| The task |
Set down the data below from its first line to the line holding "line width=1.8pt, line", inclusive; omit all pictures.

Records with drawing code:
** start **

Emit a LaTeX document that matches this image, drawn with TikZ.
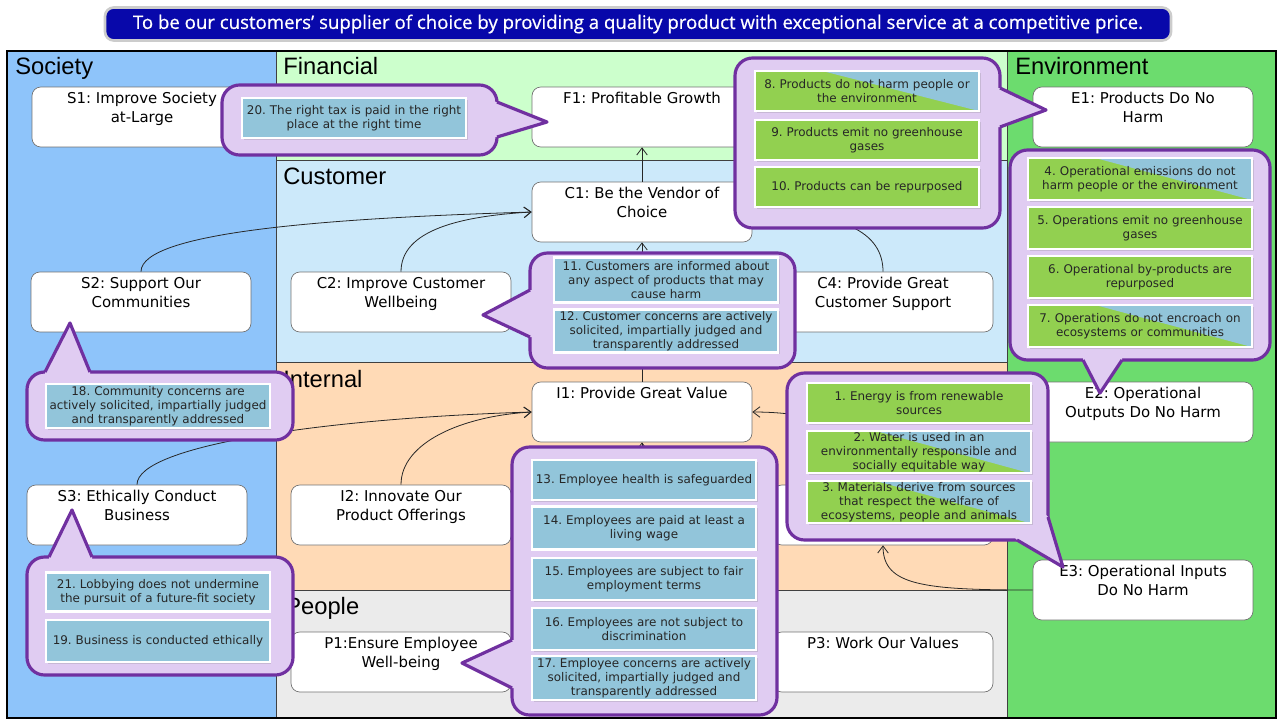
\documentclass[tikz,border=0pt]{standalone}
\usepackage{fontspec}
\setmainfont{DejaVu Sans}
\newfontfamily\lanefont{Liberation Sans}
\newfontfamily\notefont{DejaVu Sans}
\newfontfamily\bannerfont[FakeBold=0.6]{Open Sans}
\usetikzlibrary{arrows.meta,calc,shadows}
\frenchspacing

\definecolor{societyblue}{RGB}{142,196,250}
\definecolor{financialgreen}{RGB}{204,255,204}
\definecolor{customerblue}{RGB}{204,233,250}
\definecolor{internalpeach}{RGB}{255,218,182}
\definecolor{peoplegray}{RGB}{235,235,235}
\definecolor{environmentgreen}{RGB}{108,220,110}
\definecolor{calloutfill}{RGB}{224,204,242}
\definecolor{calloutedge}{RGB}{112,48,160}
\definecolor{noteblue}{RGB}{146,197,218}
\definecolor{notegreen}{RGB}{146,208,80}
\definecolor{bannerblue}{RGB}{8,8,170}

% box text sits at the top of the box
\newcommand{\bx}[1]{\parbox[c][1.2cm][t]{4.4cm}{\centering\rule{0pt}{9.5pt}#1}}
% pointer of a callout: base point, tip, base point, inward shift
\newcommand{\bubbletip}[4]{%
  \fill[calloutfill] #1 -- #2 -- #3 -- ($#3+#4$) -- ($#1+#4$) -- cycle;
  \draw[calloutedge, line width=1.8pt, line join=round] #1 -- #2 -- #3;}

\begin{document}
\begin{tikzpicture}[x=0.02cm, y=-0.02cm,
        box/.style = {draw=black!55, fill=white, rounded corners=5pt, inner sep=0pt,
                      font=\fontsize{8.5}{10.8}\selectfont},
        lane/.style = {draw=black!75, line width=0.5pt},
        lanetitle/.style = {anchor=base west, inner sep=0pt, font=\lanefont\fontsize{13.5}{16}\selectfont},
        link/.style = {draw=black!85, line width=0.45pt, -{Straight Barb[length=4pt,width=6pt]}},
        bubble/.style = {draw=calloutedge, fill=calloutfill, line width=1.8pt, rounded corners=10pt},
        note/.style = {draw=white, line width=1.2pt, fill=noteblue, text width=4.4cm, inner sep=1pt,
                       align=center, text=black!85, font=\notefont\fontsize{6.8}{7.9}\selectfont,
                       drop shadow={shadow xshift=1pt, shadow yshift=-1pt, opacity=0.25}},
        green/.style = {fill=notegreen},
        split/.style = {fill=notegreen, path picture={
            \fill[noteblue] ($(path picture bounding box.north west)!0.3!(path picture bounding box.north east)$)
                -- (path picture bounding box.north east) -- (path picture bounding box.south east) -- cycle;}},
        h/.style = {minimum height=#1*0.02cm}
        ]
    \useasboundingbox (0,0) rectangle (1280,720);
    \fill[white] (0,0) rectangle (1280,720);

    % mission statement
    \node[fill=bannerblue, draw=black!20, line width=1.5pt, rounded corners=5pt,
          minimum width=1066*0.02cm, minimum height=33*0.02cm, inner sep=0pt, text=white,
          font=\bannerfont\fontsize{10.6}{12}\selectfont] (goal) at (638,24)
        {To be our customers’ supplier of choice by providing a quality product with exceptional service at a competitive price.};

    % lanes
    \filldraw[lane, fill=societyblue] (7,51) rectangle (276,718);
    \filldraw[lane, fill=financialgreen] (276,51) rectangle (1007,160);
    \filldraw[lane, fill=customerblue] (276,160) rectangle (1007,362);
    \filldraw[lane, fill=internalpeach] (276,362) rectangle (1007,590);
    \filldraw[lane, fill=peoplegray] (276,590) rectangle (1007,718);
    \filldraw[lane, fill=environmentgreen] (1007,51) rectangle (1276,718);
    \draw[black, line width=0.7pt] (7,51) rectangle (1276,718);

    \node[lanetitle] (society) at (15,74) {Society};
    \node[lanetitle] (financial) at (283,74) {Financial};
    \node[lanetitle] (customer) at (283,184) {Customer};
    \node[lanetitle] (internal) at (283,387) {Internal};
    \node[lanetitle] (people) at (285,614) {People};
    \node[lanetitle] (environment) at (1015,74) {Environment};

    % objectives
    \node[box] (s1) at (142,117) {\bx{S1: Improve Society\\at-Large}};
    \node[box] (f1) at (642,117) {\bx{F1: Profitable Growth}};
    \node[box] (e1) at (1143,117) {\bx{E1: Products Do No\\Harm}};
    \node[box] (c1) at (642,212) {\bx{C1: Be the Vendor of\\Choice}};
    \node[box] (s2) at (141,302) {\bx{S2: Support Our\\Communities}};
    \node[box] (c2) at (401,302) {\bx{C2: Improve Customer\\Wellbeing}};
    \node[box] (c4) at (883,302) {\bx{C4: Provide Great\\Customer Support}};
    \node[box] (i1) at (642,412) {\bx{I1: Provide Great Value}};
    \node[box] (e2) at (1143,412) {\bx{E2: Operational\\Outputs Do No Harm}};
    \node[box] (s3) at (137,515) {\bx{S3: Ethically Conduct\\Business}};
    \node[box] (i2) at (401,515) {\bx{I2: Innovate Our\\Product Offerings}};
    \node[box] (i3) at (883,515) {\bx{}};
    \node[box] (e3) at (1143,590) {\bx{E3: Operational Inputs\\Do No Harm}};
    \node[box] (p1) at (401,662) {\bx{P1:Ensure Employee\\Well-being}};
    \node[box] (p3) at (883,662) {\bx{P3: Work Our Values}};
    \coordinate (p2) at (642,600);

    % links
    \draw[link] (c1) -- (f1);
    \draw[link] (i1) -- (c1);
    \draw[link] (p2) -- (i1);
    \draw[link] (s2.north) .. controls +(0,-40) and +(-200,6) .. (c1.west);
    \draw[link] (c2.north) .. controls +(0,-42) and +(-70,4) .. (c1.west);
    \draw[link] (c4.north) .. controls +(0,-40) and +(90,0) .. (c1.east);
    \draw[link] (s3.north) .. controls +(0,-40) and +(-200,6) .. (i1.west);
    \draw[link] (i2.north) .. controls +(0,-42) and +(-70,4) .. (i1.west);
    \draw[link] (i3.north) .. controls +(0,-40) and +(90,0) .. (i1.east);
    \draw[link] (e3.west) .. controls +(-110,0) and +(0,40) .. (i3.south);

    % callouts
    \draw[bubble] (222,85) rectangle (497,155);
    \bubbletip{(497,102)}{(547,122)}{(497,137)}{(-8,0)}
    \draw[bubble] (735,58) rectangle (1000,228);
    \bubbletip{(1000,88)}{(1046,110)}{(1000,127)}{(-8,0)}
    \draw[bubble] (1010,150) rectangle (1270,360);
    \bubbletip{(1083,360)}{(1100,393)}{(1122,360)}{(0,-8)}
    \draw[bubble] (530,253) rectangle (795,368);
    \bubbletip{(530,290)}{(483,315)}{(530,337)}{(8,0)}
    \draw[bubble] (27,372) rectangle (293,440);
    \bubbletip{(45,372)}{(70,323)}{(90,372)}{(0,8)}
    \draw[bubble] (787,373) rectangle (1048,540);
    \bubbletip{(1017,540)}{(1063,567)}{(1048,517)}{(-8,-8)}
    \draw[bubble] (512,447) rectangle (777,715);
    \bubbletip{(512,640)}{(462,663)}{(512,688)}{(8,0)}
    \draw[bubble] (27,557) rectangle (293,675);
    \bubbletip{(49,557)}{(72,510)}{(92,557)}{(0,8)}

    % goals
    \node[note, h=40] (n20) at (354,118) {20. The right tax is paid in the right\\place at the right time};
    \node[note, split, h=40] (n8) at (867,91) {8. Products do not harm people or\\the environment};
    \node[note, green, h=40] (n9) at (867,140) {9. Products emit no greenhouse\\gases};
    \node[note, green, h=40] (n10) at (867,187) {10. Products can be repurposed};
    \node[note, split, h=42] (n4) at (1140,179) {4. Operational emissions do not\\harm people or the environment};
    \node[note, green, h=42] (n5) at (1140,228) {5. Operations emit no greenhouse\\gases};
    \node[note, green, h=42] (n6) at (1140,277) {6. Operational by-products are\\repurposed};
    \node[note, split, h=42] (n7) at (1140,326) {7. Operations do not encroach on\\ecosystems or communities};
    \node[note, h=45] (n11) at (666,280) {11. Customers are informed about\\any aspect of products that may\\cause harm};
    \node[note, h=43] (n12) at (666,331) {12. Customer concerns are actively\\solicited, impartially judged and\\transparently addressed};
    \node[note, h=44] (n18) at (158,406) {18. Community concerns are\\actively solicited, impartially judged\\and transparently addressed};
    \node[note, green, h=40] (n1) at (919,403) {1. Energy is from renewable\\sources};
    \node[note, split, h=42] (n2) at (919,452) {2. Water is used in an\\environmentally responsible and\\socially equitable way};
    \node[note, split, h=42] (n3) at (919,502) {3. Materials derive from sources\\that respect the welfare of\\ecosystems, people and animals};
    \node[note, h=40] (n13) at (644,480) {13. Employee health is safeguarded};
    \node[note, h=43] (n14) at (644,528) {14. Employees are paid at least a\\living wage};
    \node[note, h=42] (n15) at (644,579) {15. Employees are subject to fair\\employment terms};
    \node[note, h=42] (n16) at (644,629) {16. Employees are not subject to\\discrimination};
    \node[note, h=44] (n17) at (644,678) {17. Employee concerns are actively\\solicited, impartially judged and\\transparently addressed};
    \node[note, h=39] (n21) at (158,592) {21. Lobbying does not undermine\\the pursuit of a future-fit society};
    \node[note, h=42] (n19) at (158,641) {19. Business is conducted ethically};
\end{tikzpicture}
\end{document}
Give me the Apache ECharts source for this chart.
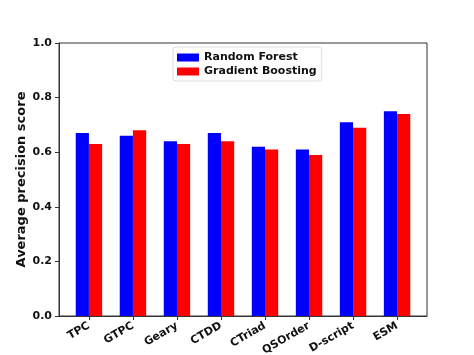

** end **

| Exercise result |
Emit a LaTeX document that matches this image, drawn with TikZ.
\documentclass[tikz,border=0pt]{standalone}
\usepackage{fontspec}
\setmainfont{DejaVu Sans}
\newfontfamily\lanefont{Liberation Sans}
\newfontfamily\notefont{DejaVu Sans}
\newfontfamily\bannerfont[FakeBold=0.6]{Open Sans}
\usetikzlibrary{arrows.meta,calc,shadows}
\frenchspacing

\definecolor{societyblue}{RGB}{142,196,250}
\definecolor{financialgreen}{RGB}{204,255,204}
\definecolor{customerblue}{RGB}{204,233,250}
\definecolor{internalpeach}{RGB}{255,218,182}
\definecolor{peoplegray}{RGB}{235,235,235}
\definecolor{environmentgreen}{RGB}{108,220,110}
\definecolor{calloutfill}{RGB}{224,204,242}
\definecolor{calloutedge}{RGB}{112,48,160}
\definecolor{noteblue}{RGB}{146,197,218}
\definecolor{notegreen}{RGB}{146,208,80}
\definecolor{bannerblue}{RGB}{8,8,170}

% box text sits at the top of the box
\newcommand{\bx}[1]{\parbox[c][1.2cm][t]{4.4cm}{\centering\rule{0pt}{9.5pt}#1}}
% pointer of a callout: base point, tip, base point, inward shift
\newcommand{\bubbletip}[4]{%
  \fill[calloutfill] #1 -- #2 -- #3 -- ($#3+#4$) -- ($#1+#4$) -- cycle;
  \draw[calloutedge, line width=1.8pt, line join=round] #1 -- #2 -- #3;}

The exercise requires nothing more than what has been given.